December 19th, 2012 by dimpledbrain

The latest craze in Malaysia is arguably the Big Bad Wolf sale from 7 – 23 December 2012. It is the biggest book sale in the world with more than 3 million books offered at steep discounts. I was told that the mastermind behind this is the same couple who run BookXcess. I would be very much delighted to meet this cool enterprising pair. Why? Because if you think about it, Malaysia is a super diverse multilingual nation who can easily speak English, Chinese (China), Indian (India) and Malay (distant cousin of Indonesia). It’s a record and rightly so, because the 3 million books sold are in English only.

Ah, you say what’s the base rate? (click here for the post). Good question. My totally unscientific and unmethodological research reveals the following: the world population who speak (a) English – 500 m (b) Mandarin Chinese – 1,000 m (c) Hindi – 500 m and (d) Indonesian/Malay – 215 m. Excluding funny dialects of all kinds, that comes to an access to 37% of 6 billion world population in 1999. (The Malaysia population is around 23 m in 1999, 0r 0.4% of the world population!) We could well add another 7% of Spanish if Philip 2 of Spain didn’t colonize and name the Philippines after him. Well, if that happened, Malaysians would also be a very good looking people.

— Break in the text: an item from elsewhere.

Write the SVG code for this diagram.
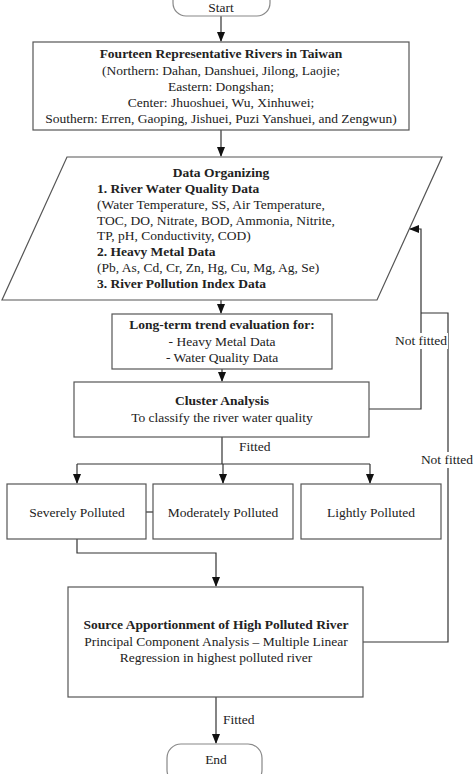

The Jevons Effect is named after the English economist William Stanley Jevons. From Wikipedia, “in his 1865 book The Coal Question, Jevons observed that England’s consumption of coal soared after James Watt introduced his coal-fired steam engine, which greatly improved the efficiency of Thomas Newcomen’s earlier design.”

Simply put, all things constant, a decrease in price, say caused by an increase in efficiency, will lead to an increase, not decrease, in consumption. Does this seem counterintuitive? This observation is also known as the Rebound effect. Of course this depends on demand elasticity. If my capacity is 10 cans of Coke a day, I won’t buy more than 10 cans even if you offer me (daily) the 11th can @ 10% of the price. However, this may not quite be the case with say Skechers or Burberry products.

What’s the big fuss about the Rebound effect?

(1)  At the macro level, the rebound effect will mostly negate any subsidy impact, thus rendering the policy ineffective. If I have RM200 to spend on petrol, a subsidized price will only make me travel unnecessarily more. At the end of the day, I’ll still pay RM200 for petrol, subsidized or otherwise. Will I be bothered with carpooling or trip consolidation?

(2) This may also explain why we naturally couldn’t save much. Any savings will be ploughed back into other expenditure items. If I save Rm100 on petrol, I may just spend that money on Baskin Robbin’s Jamoca Almond Fudge Ice Cream or Las Vacas’ Grade 10 Wagyu beef.

(3) The Rebound effect happens in the mind, mostly. (click here for the post). Generally speaking there are 2 causes to this (a) substitution effect (direct) as described above when price drops or (b) income effect (indirect)- from an increase in real income. (refer to # 2 above and replace the bold word ‘save’ with ‘have additional’).

How can we make more informed decisions taking rebound effect into consideration?

Having said that, there are good rebound effects too. Take Big Bad Wolf for example. Or cheaper stock price on certain days when Mr Market feels depressed?